Written by Ben Gamble | 15 October 2025

The future of data lies in breaking down the barriers between batch and streaming. Ververica’s mission is to pioneer a new way of working with data by making insights available immediately, making architectures simpler, and giving organizations the ability to act on their data faster. Today, we are proud to announce the next major step toward that vision: Apache Fluss™ (incubating) is now part of Ververica’s Unified Streaming Data Platform.

This represents a turning point for how enterprises can think about real-time data, one beyond Kafka-centric architectures that were not designed and built for analytical use cases. With Apache Fluss, Ververica becomes a complete unified platform to seamlessly deliver ingestion, compute, and storage in one cohesive experience, without the fragmentation that comes with other solutions. No longer are data streams treated as raw event logs waiting to be transported, copied, and transformed across a patchwork of external systems. Instead, they are treated as living, queryable tables, continuously updated, instantly accessible, and ready to power the most demanding business applications, while reducing the need for stitching together multiple systems and products.

Ready to try Fluss on Ververica's Unified Streaming Data Platform?

Rethinking Streaming Architectures

For years, organizations have relied on messaging-centric architectures as the backbone of their real-time systems. These technologies excel at transporting large volumes of events, but they were never designed to serve as queryable stores, which is what data pipelines require. As a result, companies are forced to layer additional systems, caches, databases, and warehouses alongside their event log. Every new system results in additional pipelines to build and maintain, data duplication to manage, and latency gaps to tolerate.

This approach creates several challenges, including:

Complexity: maintaining multiple layers for streaming, batching, caching, and analytics results in fragile pipelines with a high operational overhead.
Inefficiency: storing the same data across systems drives up infrastructure costs while also creating inconsistencies between “hot” and “cold” views of the same dataset.
Latency: separating real-time updates from historical storage inevitably means that decision-makers work with partial, fragmented, or outdated information.
Schema management: most data streaming tools like Kafka operate as bytes, meaning that schemas have to be built and managed separately across multiple systems becomes an additional burden, making architectures fragile and costly to operate.

Image 1: Streaming-First Architectures Status Quo

Apache Fluss reimagines this paradigm.

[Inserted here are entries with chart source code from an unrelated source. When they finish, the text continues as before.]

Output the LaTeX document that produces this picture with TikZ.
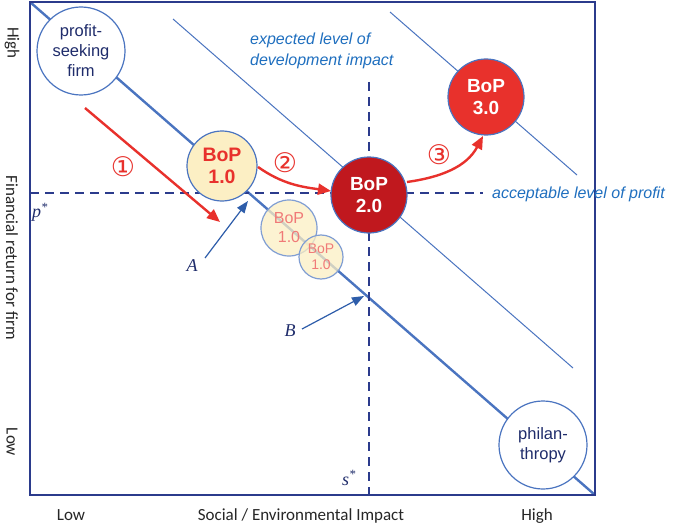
\documentclass[tikz,border=0pt]{standalone}
\usepackage{fontspec}
\setmainfont{Liberation Sans}
\newfontfamily\calfont{Carlito}
\newfontfamily\serfont{Liberation Serif}
\newfontfamily\symfont{DejaVu Sans}
\usetikzlibrary{arrows.meta}
\definecolor{navy}{HTML}{2B3B8C}
\definecolor{lblue}{HTML}{4A74C0}
\definecolor{tblue}{HTML}{1F6FBF}
\definecolor{ink}{HTML}{1F2C6B}
\definecolor{bred}{HTML}{E8312C}
\definecolor{dred}{HTML}{C0181E}
\definecolor{cream}{HTML}{FCEFC4}
\definecolor{pinky}{HTML}{F07A78}
\definecolor{arrowblue}{HTML}{2E5DAA}
\tikzset{
  axislab/.style={font=\calfont\fontsize{17}{17}\selectfont, text=black!85, inner sep=0},
  whitecirc/.style={circle, draw=lblue, line width=1.2pt, fill=white, inner sep=0, align=center, text=ink, font=\fontsize{16.5}{20}\selectfont},
  bopcirc/.style={circle, draw=lblue, line width=1.2pt, inner sep=0, align=center, font=\bfseries\fontsize{19.5}{22}\selectfont},
  fadecirc/.style={circle, draw=lblue!70, line width=1.2pt, fill=cream, fill opacity=0.75, text opacity=1, inner sep=0, align=center, text=pinky},
  itlab/.style={font=\itshape\fontsize{16}{21}\selectfont, text=tblue, inner sep=0},
  serlab/.style={font=\serfont\itshape\fontsize{18}{18}\selectfont, text=ink, inner sep=0},
  redarrow/.style={draw=bred, line width=2.4pt, -{Triangle[length=13pt,width=11pt]}},
  bluearrow/.style={draw=arrowblue, line width=1.2pt, -{Triangle[length=12pt,width=9pt]}},
  stepnum/.style={font=\symfont\fontsize{27}{27}\selectfont, text=bred, inner sep=0},
  dashline/.style={draw=navy, line width=2.4pt, dash pattern=on 9pt off 6pt}
}
\begin{document}
\begin{tikzpicture}[x=1pt,y=-1pt]
\useasboundingbox (0,0) rectangle (685,524);
\fill[white] (0,0) rectangle (685,524);

% iso-lines
\coordinate (d0) at (30,2);
\coordinate (d1) at (595,495);
\coordinate (t1a) at (173,19);
\coordinate (t1b) at (573,368);
\coordinate (t2a) at (390,12);
\coordinate (t2b) at (577,175);
\draw[lblue, line width=1pt] (t1a) -- (t1b);
\draw[lblue, line width=1pt] (t2a) -- (t2b);
\draw[lblue, line width=2.4pt] (d0) -- (d1);

% dashed thresholds
\coordinate (h0) at (30,193);
\coordinate (h1) at (483,193);
\coordinate (v0) at (369,82);
\coordinate (v1) at (369,495);
\draw[dashline] (h0) -- (h1);
\draw[dashline] (v0) -- (v1);

% frame
\draw[navy, line width=2.2pt] (30,2) rectangle (595,495);

% circles
\node[whitecirc, minimum size=88pt] (firm) at (81,51) {profit-\\seeking\\firm};
\node[whitecirc, minimum size=88pt] (phil) at (543,445) {philan-\\thropy};
\node[fadecirc, minimum size=56pt, font=\fontsize{16}{19}\selectfont] (f1) at (289,228) {BoP\\1.0};
\node[fadecirc, minimum size=44pt, font=\fontsize{14}{16}\selectfont] (f2) at (321,257) {BoP\\1.0};
\node[bopcirc, minimum size=70pt, fill=cream, text=bred] (b1) at (222,166) {BoP\\1.0};
\node[bopcirc, minimum size=76pt, fill=dred, text=white, font=\bfseries\fontsize{19}{22}\selectfont] (b2) at (369,195) {BoP\\2.0};
\node[bopcirc, minimum size=76pt, fill=bred, text=white, font=\bfseries\fontsize{19}{22}\selectfont] (b3) at (486,97) {BoP\\3.0};

% red path arrows
\coordinate (r1a) at (85,108);
\coordinate (r1b) at (220,222);
\draw[redarrow] (r1a) -- (r1b);
\coordinate (r2a) at (258,167);
\coordinate (r2b) at (331,191);
\draw[redarrow] (r2a) to[out=-35,in=172] (r2b);
\coordinate (r3a) at (407,182);
\coordinate (r3b) at (483,136);
\draw[redarrow] (r3a) to[out=8,in=-118] (r3b);
\node[stepnum] (n1) at (123,167) {①};
\node[stepnum] (n2) at (285,163) {②};
\node[stepnum] (n3) at (439,155) {③};

% A and B
\node[serlab] (A) at (192,266) {A};
\node[serlab] (B) at (290,331) {B};
\coordinate (Atip) at (248,201);
\coordinate (Btip) at (364,296);
\coordinate (Afrom) at (205,258);
\coordinate (Bfrom) at (302,329);
\draw[bluearrow] (Afrom) -- (Atip);
\draw[bluearrow] (Bfrom) -- (Btip);

% p*, s*
\node[serlab, anchor=west] (pstar) at (32,212) {p\textsuperscript{*}};
\node[serlab, anchor=east] (sstar) at (356,478) {s\textsuperscript{*}};

% italic labels
\node[itlab, align=left, anchor=north west] (exp) at (250,33) {expected level of\\development impact};
\node[itlab, anchor=west] (acc) at (492,194) {acceptable level of profit};

% axis labels
\node[axislab, rotate=-90] (fin) at (12,258) {Financial return for firm};
\node[axislab, rotate=-90] (yhigh) at (12,43) {High};
\node[axislab, rotate=-90] (ylow) at (12,442) {Low};
\node[axislab, anchor=base] (xlow) at (71,520) {Low};
\node[axislab, anchor=base] (xmid) at (301,520) {Social / Environmental Impact};
\node[axislab, anchor=base] (xhigh) at (537,520) {High};
\end{tikzpicture}
\end{document}
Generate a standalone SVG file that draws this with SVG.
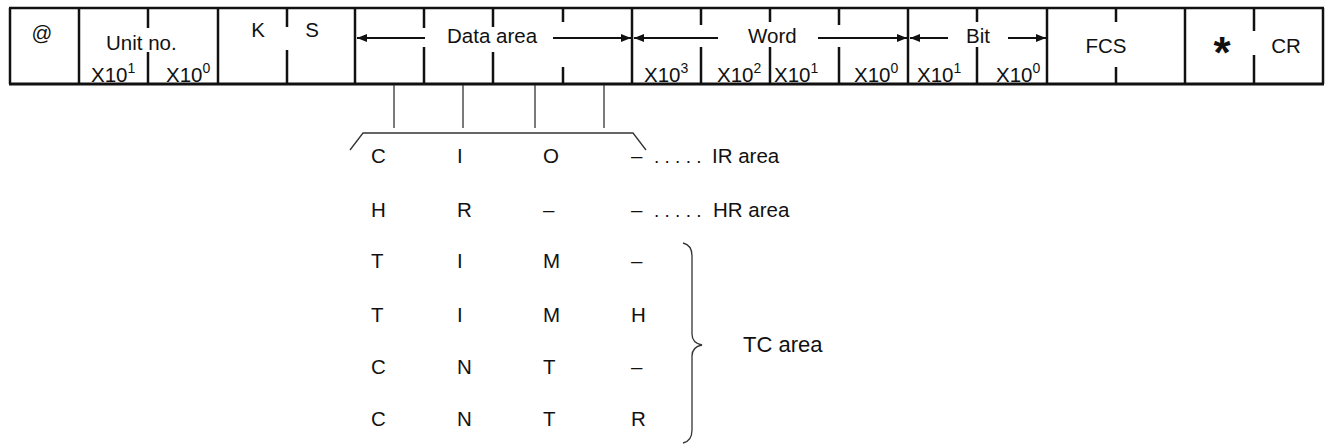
<svg xmlns="http://www.w3.org/2000/svg" width="1327" height="444" viewBox="0 0 1327 444">
<style>
text{font-family:"Liberation Sans",Arial,sans-serif;font-size:20.5px;fill:#111}
.sup{font-size:14px}
.f{stroke:#111;stroke-width:2.5;fill:none}
.p{stroke:#111;stroke-width:2.5;fill:none}
.t{stroke:#333;stroke-width:1.3;fill:none}
.a{stroke:#111;stroke-width:2;fill:none}
.big{font-size:22px}
</style>
<defs>
<marker id="ah" viewBox="0 0 10 8" refX="10" refY="4" markerWidth="10" markerHeight="8" markerUnits="userSpaceOnUse" orient="auto">
<path d="M0,0 L10,4 L0,8 z" fill="#111"/>
</marker>
</defs>
<g id="frame">
<line class="f" x1="9" y1="8" x2="1324" y2="8"/>
<line class="f" x1="9" y1="84" x2="1324" y2="84" style="stroke-width:3"/>
<line class="f" x1="10" y1="8" x2="10" y2="84"/>
<line class="f" x1="79" y1="8" x2="79" y2="84"/>
<line class="f" x1="218" y1="8" x2="218" y2="84"/>
<line class="f" x1="355" y1="8" x2="355" y2="84"/>
<line class="f" x1="632" y1="8" x2="632" y2="84"/>
<line class="f" x1="908" y1="8" x2="908" y2="84"/>
<line class="f" x1="1047" y1="8" x2="1047" y2="84"/>
<line class="f" x1="1185" y1="8" x2="1185" y2="84"/>
<line class="f" x1="1323" y1="8" x2="1323" y2="84"/>
<path class="p" d="M148,8V28M148,52V84"/>
<path class="p" d="M287,8V27M287,50V84"/>
<path class="p" d="M424,8V28M424,47V84"/>
<path class="p" d="M493,8V27M493,52V84"/>
<path class="p" d="M563,8V22M563,67V84"/>
<path class="p" d="M701,8V25M701,47V84"/>
<path class="p" d="M770,8V22M770,47V84"/>
<path class="p" d="M839,8V25M839,47V84"/>
<path class="p" d="M977,8V22M977,47V84"/>
<path class="p" d="M1116,8V22M1116,67V84"/>
<path class="p" d="M1254,8V31M1254,55V84"/>
</g>
<g id="cell-at"><text x="42" y="40" text-anchor="middle">@</text></g>
<g id="cell-unit">
<text x="106" y="50">Unit no.</text>
<text x="91" y="82">X10<tspan class="sup" dy="-9">1</tspan></text>
<text x="166" y="82">X10<tspan class="sup" dy="-9">0</tspan></text>
</g>
<g id="cell-ks">
<text x="258" y="37" text-anchor="middle">K</text>
<text x="312" y="37" text-anchor="middle">S</text>
</g>
<g id="cell-data"><text x="447" y="43">Data area</text></g>
<g id="cell-word">
<text x="748" y="43">Word</text>
<text x="644" y="82">X10<tspan class="sup" dy="-9">3</tspan></text>
<text x="717" y="82">X10<tspan class="sup" dy="-9">2</tspan></text>
<text x="774" y="82">X10<tspan class="sup" dy="-9">1</tspan></text>
<text x="854" y="82">X10<tspan class="sup" dy="-9">0</tspan></text>
</g>
<g id="cell-bit">
<text x="966" y="43">Bit</text>
<text x="917" y="82">X10<tspan class="sup" dy="-9">1</tspan></text>
<text x="996" y="82">X10<tspan class="sup" dy="-9">0</tspan></text>
</g>
<g id="cell-fcs"><text x="1106" y="53" text-anchor="middle">FCS</text></g>
<g id="cell-star"><text x="1222" y="68" text-anchor="middle" style="font-size:44px;font-weight:bold">*</text></g>
<g id="cell-cr"><text x="1286" y="53" text-anchor="middle">CR</text></g>
<g id="connectors">
<line class="a" x1="425" y1="38" x2="357" y2="38" marker-end="url(#ah)"/>
<line class="a" x1="553" y1="38" x2="631" y2="38" marker-end="url(#ah)"/>
<line class="a" x1="718" y1="38" x2="634" y2="38" marker-end="url(#ah)"/>
<line class="a" x1="818" y1="38" x2="907" y2="38" marker-end="url(#ah)"/>
<line class="a" x1="948" y1="38" x2="910" y2="38" marker-end="url(#ah)"/>
<line class="a" x1="1008" y1="38" x2="1046" y2="38" marker-end="url(#ah)"/>
<line class="t" x1="394" y1="85" x2="394" y2="128"/>
<line class="t" x1="463" y1="85" x2="463" y2="128"/>
<line class="t" x1="535" y1="85" x2="535" y2="128"/>
<line class="t" x1="604" y1="85" x2="604" y2="128"/>
<path class="t" d="M350,150 L363,133 H633 L646,150"/>
<path class="t" d="M683,243 Q692,245 692,256 V334 Q692,343 702,345 Q692,347 692,356 V430 Q692,441 683,443"/>
</g>
<g id="table">
<text x="371" y="163">C</text><text x="457" y="163">I</text><text x="543" y="163">O</text><text x="631" y="163">–</text>
<text x="371" y="217">H</text><text x="457" y="217">R</text><text x="543" y="217">–</text><text x="631" y="217">–</text>
<text x="371" y="268">T</text><text x="457" y="268">I</text><text x="543" y="268">M</text><text x="631" y="268">–</text>
<text x="371" y="322">T</text><text x="457" y="322">I</text><text x="543" y="322">M</text><text x="631" y="322">H</text>
<text x="371" y="374">C</text><text x="457" y="374">N</text><text x="543" y="374">T</text><text x="631" y="374">–</text>
<text x="371" y="426">C</text><text x="457" y="426">N</text><text x="543" y="426">T</text><text x="631" y="426">R</text>
</g>
<g id="ir-label"><text x="654" y="163" style="font-size:19px">. . . . .</text><text x="712" y="163">IR area</text></g>
<g id="hr-label"><text x="654" y="217" style="font-size:19px">. . . . .</text><text x="713" y="217">HR area</text></g>
<g id="tc-label"><text x="743" y="352" class="big">TC area</text></g>
</svg>
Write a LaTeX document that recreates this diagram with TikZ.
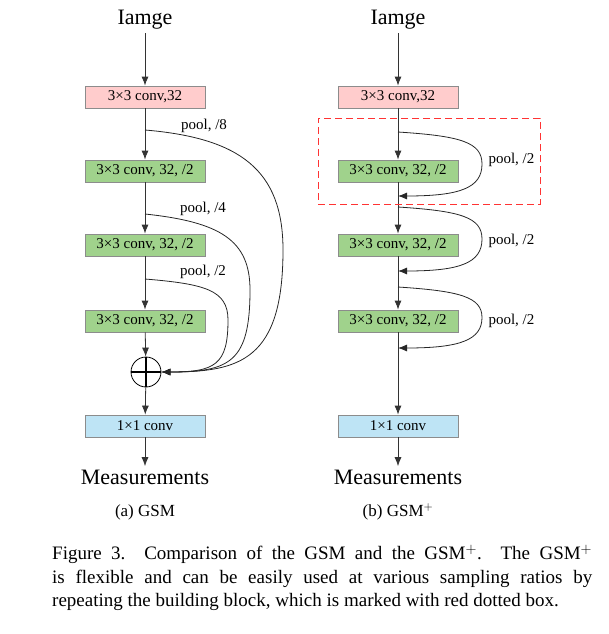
\documentclass[tikz,border=0pt]{standalone}
\usepackage{fontspec}
\setmainfont{Liberation Serif}
\usetikzlibrary{positioning}
\usetikzlibrary{arrows.meta}
\usetikzlibrary{shapes.misc}
\definecolor{convpink}{RGB}{255,204,204}
\definecolor{convgreen}{RGB}{160,210,140}
\definecolor{convblue}{RGB}{190,228,245}
\definecolor{framegray}{RGB}{140,140,140}

\begin{document}
\begin{tikzpicture}[x=1pt,y=-1pt,
		block/.style={rectangle, draw=framegray, thick, minimum width=120pt, minimum height=22pt, inner sep=0pt, font=\fontsize{15}{16}\selectfont},
		first/.style={block, fill=convpink},
		layer/.style={block, fill=convgreen},
		last/.style={block, fill=convblue},
		title/.style={font=\fontsize{22}{24}\selectfont},
		lbl/.style={font=\fontsize{15}{16}\selectfont},
		arrow/.style={-{Latex[length=9pt,width=7pt]}, thick, draw=black!80},
		pool/.style={-{Latex[length=9pt,width=7pt]}, thick, draw=black!85}
	]
		\useasboundingbox (0,0) rectangle (608,634);
		% (a) GSM
		\node[title] (imgA) at (145,20) {Iamge};
		\node[first] (a0) at (145,97) {3×3 conv,32};
		\node[layer] (a1) at (145,171) {3×3 conv, 32, /2};
		\node[layer] (a2) at (145,245) {3×3 conv, 32, /2};
		\node[layer] (a3) at (145,321) {3×3 conv, 32, /2};
		\node[circle, draw=black, thick, minimum size=30pt, inner sep=0pt] (sum) at (146,372) {};
		\draw[very thick] (sum.north) -- (sum.south) (sum.west) -- (sum.east);
		\node[last] (a4) at (145,426) {1×1 conv};
		\node[title] (outA) at (145,477) {Measurements};
		\node[lbl, font=\fontsize{17}{18}\selectfont] (capA) at (145,512) {(a) GSM};

		\draw[arrow] (imgA) -- (a0);
		\draw[arrow] (a0) -- (a1);
		\draw[arrow] (a1) -- (a2);
		\draw[arrow] (a2) -- (a3);
		\draw[arrow] (a3) -- (sum);
		\draw[arrow] (sum) -- (a4);
		\draw[arrow] (a4) -- (outA);

		\coordinate (s8) at (145,130);
		\coordinate (s4) at (145,214);
		\coordinate (s2) at (145,279);
		\draw[pool] (s8) .. controls (240,138) and (283,170) .. (283,250) .. controls (283,360) and (240,372) .. (sum.east);
		\draw[pool] (s4) .. controls (220,222) and (250,240) .. (250,290) .. controls (250,362) and (230,372) .. (sum.east);
		\draw[pool] (s2) .. controls (205,284) and (228,290) .. (228,320) .. controls (228,365) and (215,372) .. (sum.east);
		\node[lbl] (p8) at (204,126) {pool, /8};
		\node[lbl] (p4) at (203,209) {pool, /4};
		\node[lbl] (p2) at (203,272) {pool, /2};

		% (b) GSM+
		\node[title] (imgB) at (398,20) {Iamge};
		\node[first] (b0) at (398,97) {3×3 conv,32};
		\node[layer] (b1) at (398,171) {3×3 conv, 32, /2};
		\node[layer] (b2) at (398,245) {3×3 conv, 32, /2};
		\node[layer] (b3) at (398,321) {3×3 conv, 32, /2};
		\node[last] (b4) at (398,426) {1×1 conv};
		\node[title] (outB) at (398,477) {Measurements};
		\node[lbl, font=\fontsize{17}{18}\selectfont] (capB) at (398,512) {(b) GSM$^{+}$};

		\draw[arrow] (imgB) -- (b0);
		\draw[arrow] (b0) -- (b1);
		\draw[arrow] (b1) -- (b2);
		\draw[arrow] (b2) -- (b3);
		\draw[arrow] (b3) -- (b4);
		\draw[arrow] (b4) -- (outB);

		\foreach \i/\ya/\yb/\yl in {1/132/196/160, 2/207/271/241, 3/287/348/321} {
			\coordinate (u\i) at (398,\ya);
			\coordinate (v\i) at (398,\yb);
			\draw[pool] (u\i) .. controls (460,\ya+4) and (482,\ya+10) .. (482,{(\ya+\yb)/2}) .. controls (482,\yb-8) and (460,\yb) .. (v\i);
			\node[lbl, anchor=west] (q\i) at (485,\yl) {pool, /2};
		}
		\node[draw=red!80, dashed, thick, dash pattern=on 7pt off 4pt, minimum width=222pt, minimum height=86pt] (unit) at (429,161) {};

		% caption
		\node[anchor=north west, text width=540pt, align=justify, inner sep=0pt, font=\fontsize{19}{23.5}\selectfont] (cap) at (52,545)
			{Figure 3.\ \ Comparison of the GSM and the GSM$^{+}$.\ \ The GSM$^{+}$\linebreak is flexible and can be easily used at various sampling ratios by\linebreak repeating the building block, which is marked with red dotted box.};
	\end{tikzpicture}
\end{document}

Instead of treating a stream as an immutable sequence of events, it treats streams as tables; a columnar, queryable storage layer designed for streaming analytics. Every incoming change is immediately reflected in both the log and an up-to-date table (cache) representation. Embracing this duality eliminates the artificial distinction between streams and tables. It enables enterprises to query data in real time, join it efficiently with other flows, and persist it seamlessly into longer-term lakehouse storage, all without shuffling data through external systems or writing complex glue code.

Apache Fluss on Ververica’s Unified Streaming Data Platform

With Apache Fluss now integrated within Ververica, organizations can manage the full lifecycle of real-time data with a single unified solution. Data changes are captured in real time, processed and enriched in motion, and then persisted in Fluss, where they are immediately queryable. This creates a unified architecture that removes the boundaries between ingestion, computation, and storage.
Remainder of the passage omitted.